Short problem –
Can you find the lines of the listing that include "page" and copy every one?
begin
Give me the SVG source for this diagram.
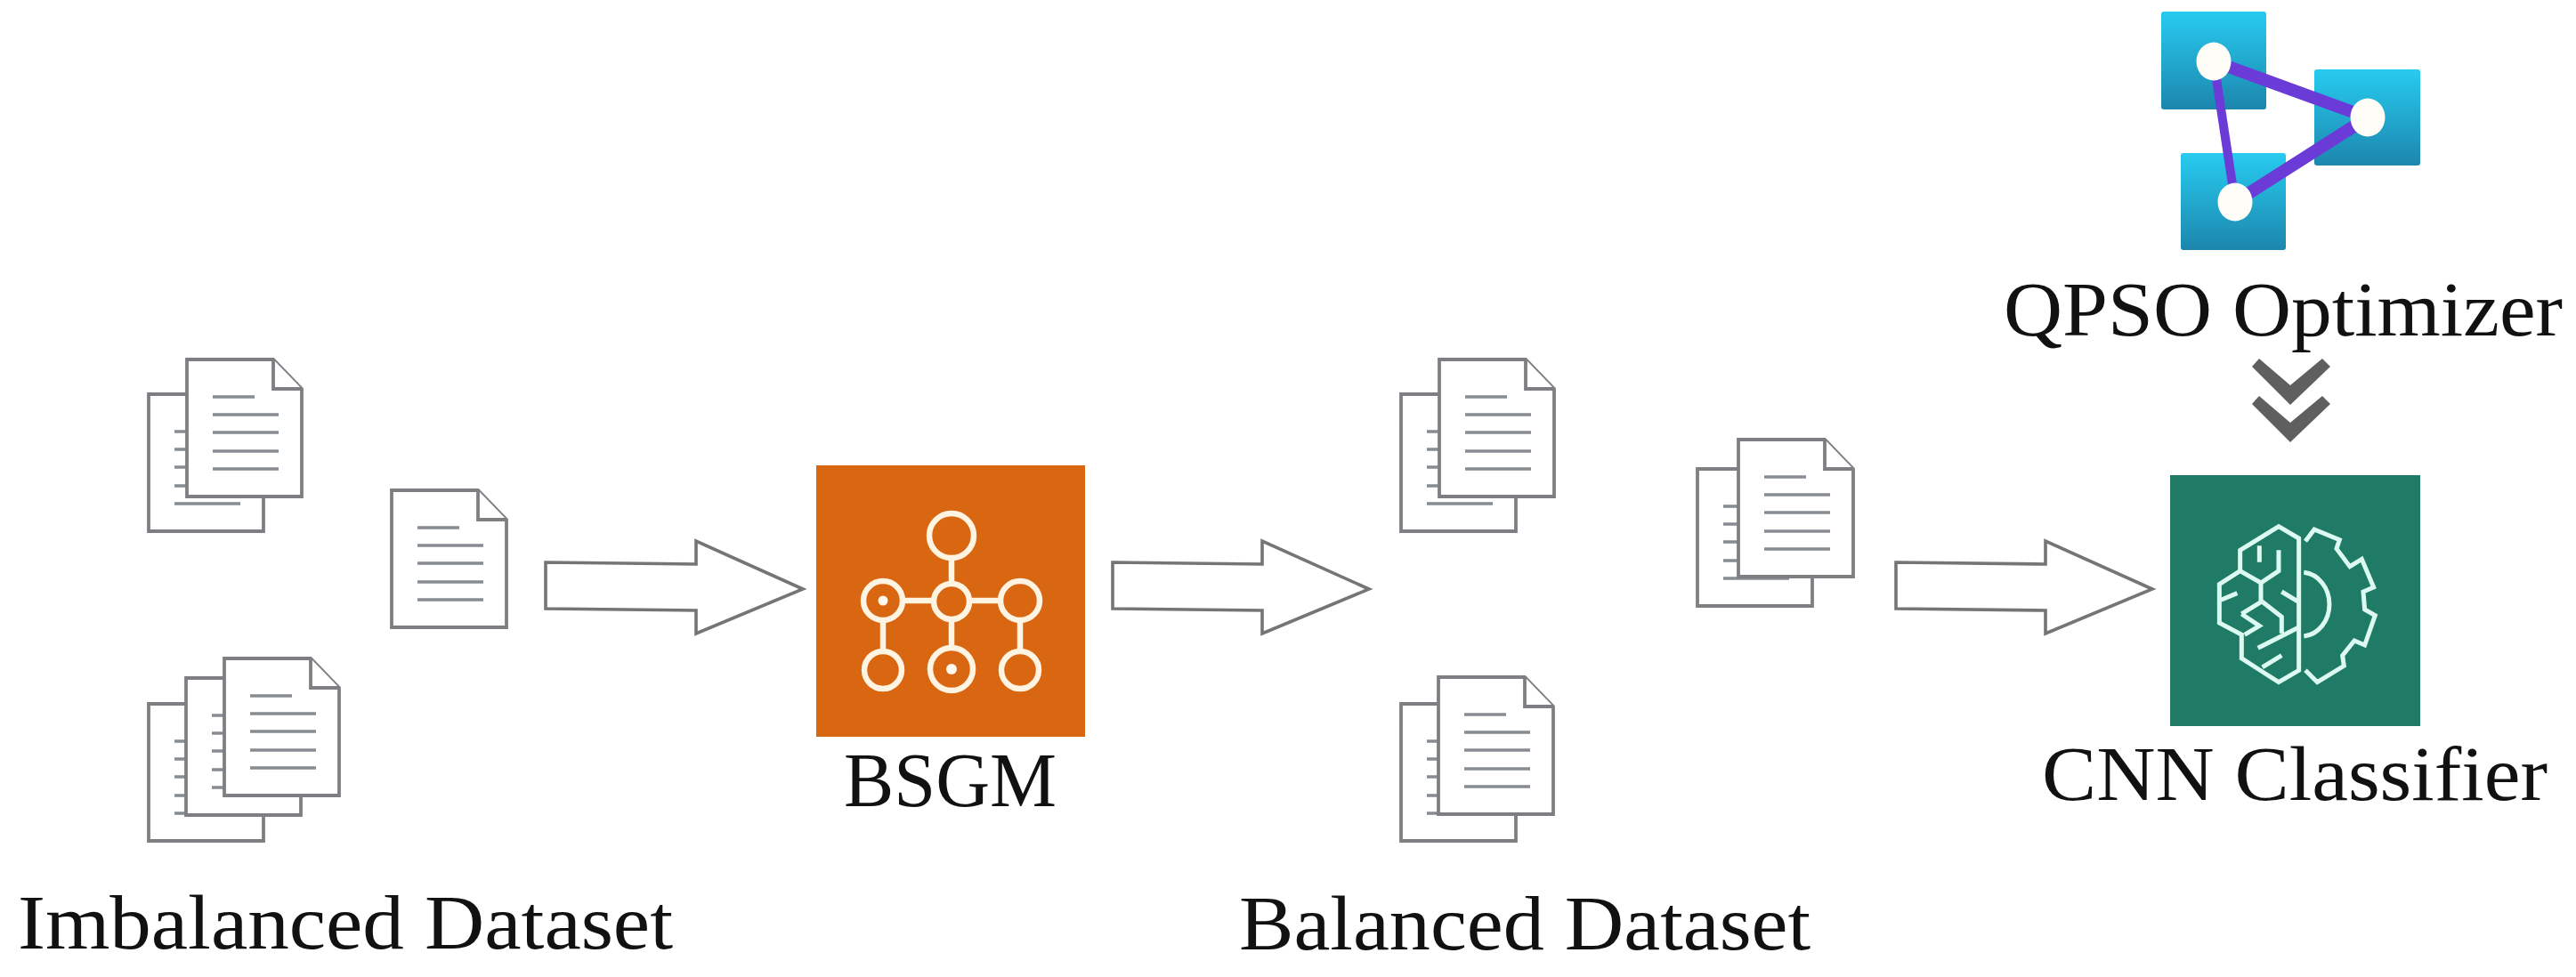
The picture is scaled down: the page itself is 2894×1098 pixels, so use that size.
<svg xmlns="http://www.w3.org/2000/svg" xmlns:xlink="http://www.w3.org/1999/xlink" width="2894" height="1098" viewBox="0 0 2894 1098">
<style>
.pg{fill:#fff;stroke:#7d7f82;stroke-width:3.8;stroke-linejoin:miter}
.ln{stroke:#868c92;stroke-width:3.4;fill:none}
.lt .ln{stroke:#9ea2a4;stroke-width:2.4}
.lbl{font-family:"Liberation Serif","DejaVu Serif",serif;font-size:86px;fill:#111}
.arr{fill:#fff;stroke:#737577;stroke-width:3.6}
.chev{fill:#5f5f5f}
.sq{fill:url(#sqg)}
.ed{stroke:#6b3bd8;fill:none}
.nd{fill:#fffdf8}
.o{fill:none;stroke:#fff3e2;stroke-width:6.5}
.ol{stroke:#fff3e2;stroke-width:6.5}
.dot{fill:#fff8ec}
.br{fill:none;stroke:#dcfaf2;stroke-width:15;stroke-linejoin:miter}
</style>
<defs>
<linearGradient id="sqg" x1="0" y1="0" x2="0" y2="1"><stop offset="0" stop-color="#28cbf0"/><stop offset="1" stop-color="#1c86ad"/></linearGradient>
<g id="page">
<path class="pg" d="M0 0H97L129 33V154H0Z"/>
<path class="pg" d="M97 0V33H129"/>
<path class="ln" d="M29 42H76M29 62H103M29 82H103M29 103H103M29 123H103"/>
</g>
</defs>
<rect width="2894" height="1098" fill="#fff"/>

<g id="connectors">
<path class="arr" d="M613 632L782 634V608L902 662L782 712V686L613 684Z"/>
<path class="arr" d="M1250 632L1418 634V608L1538 662L1418 712V686L1250 684Z"/>
<path class="arr" d="M2130 632L2298 634V608L2418 662L2298 712V686L2130 684Z"/>
<path class="chev" d="M2530 412L2538 403L2573 433L2609 403L2618 412L2573 455Z"/>
<path class="chev" d="M2530 454L2538 445L2573 475L2609 445L2618 454L2573 497Z"/>
</g>

<g id="imbalanced-dataset">
<g id="doc-a"><use href="#page" x="167" y="443"/><use href="#page" x="210" y="404"/></g>
<g id="doc-b" class="lt"><use href="#page" x="440" y="551"/></g>
<g id="doc-c"><use href="#page" x="167" y="791"/><use href="#page" x="209" y="762"/><use href="#page" x="252" y="740"/></g>
<text class="lbl" x="20" y="1066" textLength="736" lengthAdjust="spacingAndGlyphs">Imbalanced Dataset</text>
</g>

<g id="bsgm">
<rect x="917" y="523" width="302" height="305" fill="#d96610"/>
<path class="ol" d="M1069 630V656M1014 675H1049M1089 675H1124M992 697V732M1069 696V728M1146 697V732"/>
<circle class="o" cx="1069" cy="602" r="25"/>
<circle class="o" cx="992" cy="675" r="22"/>
<circle class="o" cx="1069" cy="676" r="20"/>
<circle class="o" cx="1146" cy="675" r="22"/>
<circle class="o" cx="992" cy="753" r="21"/>
<circle class="o" cx="1069" cy="752" r="24"/>
<circle class="o" cx="1146" cy="753" r="21"/>
<circle class="dot" cx="992" cy="675" r="5.5"/>
<circle class="dot" cx="1069" cy="752" r="6"/>
<text class="lbl" x="948" y="906" textLength="239" lengthAdjust="spacingAndGlyphs">BSGM</text>
</g>

<g id="balanced-dataset">
<g id="doc-d"><use href="#page" x="1574" y="443"/><use href="#page" x="1617" y="404"/></g>
<g id="doc-f" class="lt"><use href="#page" x="1574" y="791"/><use href="#page" x="1616" y="761"/></g>
<text class="lbl" x="1392" y="1067" textLength="642" lengthAdjust="spacingAndGlyphs">Balanced Dataset</text>
</g>

<g id="doc-e"><use href="#page" x="1907" y="527"/><use href="#page" x="1953" y="494"/></g>

<g id="qpso-optimizer">
<rect class="sq" x="2428" y="13" width="118" height="110" rx="3"/>
<rect class="sq" x="2600" y="78" width="119" height="108" rx="3"/>
<rect class="sq" x="2450" y="172" width="118" height="109" rx="3"/>
<path class="ed" stroke-width="14" d="M2487 69L2660 132"/>
<path class="ed" stroke-width="10" d="M2487 69L2511 227"/>
<path class="ed" stroke-width="14" d="M2660 132L2511 227"/>
<ellipse class="nd" cx="2487" cy="69" rx="19.5" ry="21.5"/>
<ellipse class="nd" cx="2660" cy="132" rx="19.5" ry="21.5"/>
<ellipse class="nd" cx="2511" cy="227" rx="19.5" ry="21.5"/>
<text class="lbl" x="2251" y="377" textLength="628" lengthAdjust="spacingAndGlyphs">QPSO Optimizer</text>
</g>

<g id="cnn-classifier">
<rect x="2438" y="534" width="281" height="282" fill="#1f7a66"/>
<g transform="translate(2400 520) scale(.3333)">
<path class="br" d="M548 255L480 215L350 295V365L280 410V540L355 580V660L480 740L548 700Z"/>
<path class="br" d="M415 280V335M480 295V365L420 405L350 365M420 405V465L490 520V575M280 465L340 440M355 510L420 470M355 510L415 550L365 580M490 435L548 470M410 625L548 555M425 690L490 650"/>
<path class="br" d="M570 265L600 225L685 260L675 290L720 350L760 325L800 420L765 435L770 495L805 515L770 615L735 600L695 650L700 685L610 740L570 700"/>
<path class="br" d="M565 370A95 108 0 0 1 565 585"/>
</g>
<text class="lbl" x="2294" y="899" textLength="568" lengthAdjust="spacingAndGlyphs">CNN Classifier</text>
</g>
</svg>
end
Solution for this task –
The picture is scaled down: the page itself is 2894×1098 pixels, so use that size.
<g id="page">
<g id="doc-a"><use href="#page" x="167" y="443"/><use href="#page" x="210" y="404"/></g>
<g id="doc-b" class="lt"><use href="#page" x="440" y="551"/></g>
<g id="doc-c"><use href="#page" x="167" y="791"/><use href="#page" x="209" y="762"/><use href="#page" x="252" y="740"/></g>
<g id="doc-d"><use href="#page" x="1574" y="443"/><use href="#page" x="1617" y="404"/></g>
<g id="doc-f" class="lt"><use href="#page" x="1574" y="791"/><use href="#page" x="1616" y="761"/></g>
<g id="doc-e"><use href="#page" x="1907" y="527"/><use href="#page" x="1953" y="494"/></g>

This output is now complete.